If mediocrity is the reality of Pack football then Knuth doesn’t have to do anything after this season concerning his head football coach. He can continue to simply dump millions of dollars into Mackay Stadium and turn it into the biggest outdoor sports bar in northern Nevada complete with gigantic high definition televisions that can be seen from space. The more alcohol you consume, after all, the less the final score hurts after the game.

But here’s hoping that Knuth sees all of the tremendous possibilities that this football program once flashed before our eyes. Remember the post 2010 glow? You might not have been able to see that Wolf Pack glow from space but you can bet they saw it in Boise.

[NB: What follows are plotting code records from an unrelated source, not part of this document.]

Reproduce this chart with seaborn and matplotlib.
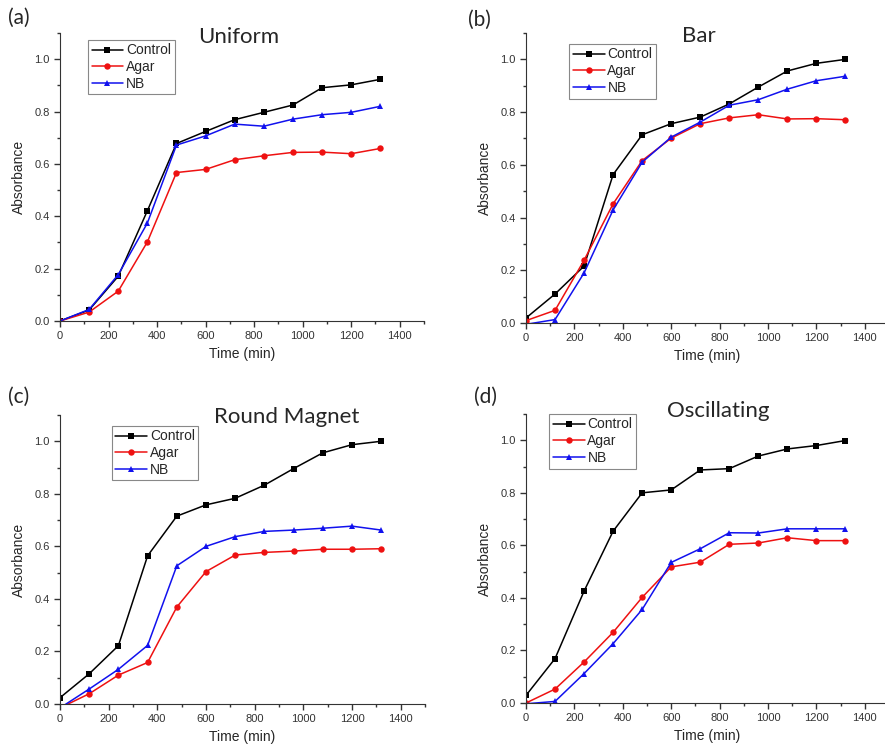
import pandas as pd
import numpy as np
import matplotlib
matplotlib.use("Agg")
import matplotlib.pyplot as plt
from matplotlib.ticker import MultipleLocator
import seaborn as sns

# sample times (min)
time = [0, 120, 240, 360, 480, 600, 720, 840, 960, 1080, 1200, 1320]

# (a) Uniform
uniform_control = [0.0, 0.042, 0.171, 0.421, 0.678, 0.724, 0.769, 0.797, 0.825, 0.891, 0.902, 0.923]
uniform_agar = [0.0, 0.034, 0.114, 0.302, 0.567, 0.579, 0.616, 0.631, 0.644, 0.645, 0.639, 0.659]
uniform_nb = [0.0, 0.044, 0.177, 0.374, 0.672, 0.707, 0.752, 0.744, 0.771, 0.788, 0.797, 0.820]

# (b) Bar
bar_control = [0.019, 0.11, 0.216, 0.563, 0.714, 0.756, 0.781, 0.831, 0.895, 0.956, 0.985, 1.0]
bar_agar = [0.009, 0.048, 0.238, 0.452, 0.616, 0.701, 0.756, 0.778, 0.790, 0.774, 0.775, 0.771]
bar_nb = [-0.005, 0.013, 0.19, 0.429, 0.61, 0.705, 0.762, 0.826, 0.847, 0.887, 0.919, 0.936]

# (c) Round Magnet
round_control = [0.024, 0.115, 0.222, 0.564, 0.715, 0.758, 0.783, 0.833, 0.896, 0.956, 0.987, 1.0]
round_agar = [-0.015, 0.039, 0.11, 0.158, 0.369, 0.504, 0.567, 0.577, 0.582, 0.589, 0.589, 0.591]
round_nb = [-0.015, 0.057, 0.132, 0.223, 0.526, 0.6, 0.637, 0.657, 0.662, 0.669, 0.677, 0.662]

# (d) Oscillating
osc_control = [0.029, 0.169, 0.426, 0.654, 0.8, 0.811, 0.887, 0.892, 0.94, 0.967, 0.98, 0.999]
osc_agar = [0.0, 0.053, 0.156, 0.269, 0.402, 0.518, 0.536, 0.604, 0.609, 0.629, 0.618, 0.618]
osc_nb = [-0.003, 0.006, 0.112, 0.226, 0.356, 0.535, 0.587, 0.648, 0.647, 0.663, 0.663, 0.663]

series_names = ["Control", "Agar", "NB"]
panels = [
    ("(a)", "Uniform", [uniform_control, uniform_agar, uniform_nb]),
    ("(b)", "Bar", [bar_control, bar_agar, bar_nb]),
    ("(c)", "Round Magnet", [round_control, round_agar, round_nb]),
    ("(d)", "Oscillating", [osc_control, osc_agar, osc_nb]),
]

sns.set_style("ticks")
plt.rcParams["font.family"] = ["Liberation Sans", "DejaVu Sans"]
plt.rcParams["axes.edgecolor"] = "#333333"
plt.rcParams["xtick.color"] = "#333333"
plt.rcParams["ytick.color"] = "#333333"

palette = {"Control": "black", "Agar": "#ee1111", "NB": "#1111ee"}
markers = {"Control": "s", "Agar": "o", "NB": "^"}

fig = plt.figure(figsize=(8.85, 7.5), dpi=100)
W, H = 885.0, 750.0

# axes boxes in pixels: left, top, right, bottom
boxes = [(60, 33, 424, 321), (526, 33, 889, 323), (60, 415, 425, 704), (526, 414, 889, 703)]
title_pos = [(0.49, 0.986), (0.475, 0.99), (0.62, 0.993), (0.53, 1.012)]
legend_pos = [(0.077, 0.976), (0.119, 0.962), (0.142, 0.962), (0.064, 1.0)]
letter_pos = [(8, 18), (468, 20), (8, 397), (474, 397)]

for i, (letter, title, vals) in enumerate(panels):
    l, t, r, b = boxes[i]
    ax = fig.add_axes([l / W, 1 - b / H, (r - l) / W, (b - t) / H])
    df = pd.DataFrame({
        "Time (min)": time * 3,
        "Absorbance": vals[0] + vals[1] + vals[2],
        "Series": [n for n in series_names for _ in time],
    })
    sns.lineplot(data=df, x="Time (min)", y="Absorbance", hue="Series", style="Series",
                 palette=palette, markers=markers, dashes=False, ax=ax,
                 linewidth=1.1, markersize=4.6, markeredgewidth=0)
    ax.set_xlim(0, 1500)
    ax.set_ylim(0, 1.1)
    ax.xaxis.set_major_locator(MultipleLocator(200))
    ax.xaxis.set_minor_locator(MultipleLocator(100))
    ax.yaxis.set_major_locator(MultipleLocator(0.2))
    ax.yaxis.set_minor_locator(MultipleLocator(0.1))
    ax.set_xticks(np.arange(0, 1401, 200))
    ax.yaxis.set_major_formatter(matplotlib.ticker.FormatStrFormatter("%.1f"))
    ax.tick_params(which="major", length=4, width=1, labelsize=8, direction="out")
    ax.tick_params(which="minor", length=2.5, width=1, direction="out")
    sns.despine(ax=ax)
    ax.set_xlabel("Time (min)", fontsize=10, labelpad=4)
    ax.set_ylabel("Absorbance", fontsize=10, labelpad=6)

    handles, labels = ax.get_legend_handles_labels()
    leg = ax.legend(handles, labels, loc="upper left", bbox_to_anchor=legend_pos[i],
                    borderaxespad=0, fontsize=10, fancybox=False, framealpha=1,
                    edgecolor="#888888", handlelength=2.3, handletextpad=0.2,
                    labelspacing=0.2, borderpad=0.25)
    leg.get_frame().set_linewidth(0.8)

    ax.text(title_pos[i][0], title_pos[i][1], title, transform=ax.transAxes,
            ha="center", va="center", fontsize=16, family=["Lato", "DejaVu Sans"])
    fig.text(letter_pos[i][0] / W, 1 - letter_pos[i][1] / H, letter,
             ha="left", va="center", fontsize=15, family=["Lato", "DejaVu Sans"])

fig.savefig("out.png", dpi=100)
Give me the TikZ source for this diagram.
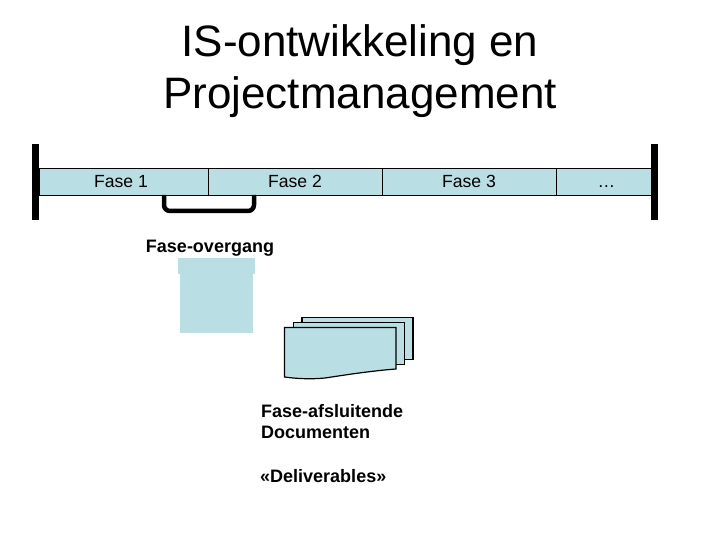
\documentclass[tikz,border=0pt]{standalone}
\usepackage{fontspec}
\setmainfont{Liberation Sans}
\usepackage{xcolor}
\usetikzlibrary{positioning}
\definecolor{lightteal}{RGB}{185,222,227}

\begin{document}
\begin{tikzpicture}[
      x=1pt,y=-1pt,
      myphase/.style={
         rectangle,
         draw=black,
         fill=lightteal,
         line width=0.9pt,
         inner sep=0pt,
         outer sep=0pt,
         minimum height=26.5pt,
         text height=14.5pt,
         text depth=3.5pt,
         font=\fontsize{17.6}{20}\selectfont},
      myend/.style={
         rectangle,
         fill=black,
         inner sep=0pt,
         outer sep=0pt,
         minimum width=7pt,
         minimum height=76pt},
      mypanel/.style={
         rectangle,
         fill=lightteal,
         inner sep=0pt,
         outer sep=0pt},
      mysheet/.style={
         draw=black,
         fill=lightteal,
         line width=1.2pt},
      mylabel/.style={
         align=left,
         inner sep=0pt,
         font=\fontsize{18}{21}\selectfont\bfseries},
      node distance=0pt
      ]
\useasboundingbox (0,0) rectangle (720,540);

\node[align=center,inner sep=0pt,font=\fontsize{44}{52}\selectfont] (title) at (360,71.5) {IS-ontwikkeling en\\Projectmanagement};

\node[myphase,minimum width=169pt] (f1) at (123.5,181.75) {\hspace*{-5pt}Fase 1};

\node[myphase,minimum width=174pt,right=of f1] (f2) {Fase 2};

\node[myphase,minimum width=174pt,right=of f2] (f3) {Fase 3};

\node[myphase,minimum width=95pt,right=of f3] (f4) {\hspace*{6pt}…};

\node[myend,left=of f1] (startbar) {};

\node[myend,right=of f4] (endbar) {};

% overgang tussen fase 1 en fase 2
\coordinate (bl) at (164,195);
\coordinate (br) at (254,195);
\draw[line width=4.5pt,rounded corners=6pt] (bl) -- (bl |- 0,211) -- (br |- 0,211) -- (br);

\node[mylabel] (overgang) at (210,248) {Fase-overgang};

\node[mypanel,minimum width=77pt,minimum height=16pt] (lid) at (216.5,266) {};

\node[mypanel,minimum width=73pt,minimum height=59pt,below=of lid] (body) {};

% documenten
\foreach \i/\j in {% left/top
      302/317.5,293.5/322.5}
      \draw[mysheet] (\i,\j) rectangle ++(111,42);
\draw[mysheet] (284.5,327.5) -- (396,327.5) -- (396,369)
      .. controls (370,371) and (345,375) .. (325,378)
      .. controls (310,379.5) and (295,378.5) .. (284.5,377) -- cycle;

\node[mylabel,anchor=north west] (docs) at (261,404) {Fase-afsluitende\\Documenten};

\node[mylabel,anchor=north west] (deliv) at (260,469) {«Deliverables»};

\end{tikzpicture}
\end{document}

Chris Ault’s dream was to make the Wolf Pack the next Boise State. Yes, it was his fault that the Wolf Pack wasn’t the first Boise State. But he was dedicated to fixing that problem. Polian tells us almost every week that the Pack is not Alabama or Ohio State, that Mountain West schools should only expect to win six or seven games most every year, that the Pack budget is too small and the facilities aren’t good enough. He’ll tell you the athletes they get are all long-term projects.

Ault told us about the facilities and the budget, too. He told us about the players he signed. But he also told his team to go out and win nine games. Every single year. No excuses. It didn’t always happen but when it didn’t he made sure everyone knew that it was unacceptable.

Mediocrity wasn’t Ault’s dream. That’s why he fired a football coach (Chris Tormey) after that coach won six games and had his best season out of four. If Ault was the current athletic director, he probably would have fired Polian on Monday morning just so he could take over the team and go beat UNLV in two weeks.

Mediocrity was never the Wolf Pack ceiling when Ault was the coach. The dream was to become the next Boise State, a mid-major that does indeed win nine or 10 games every year. A mid-major that competes for a conference championship each and every year.

That was Ault’s dream. That was the dream of all Pack fans.

Now we’ll find out if it is Knuth’s dream.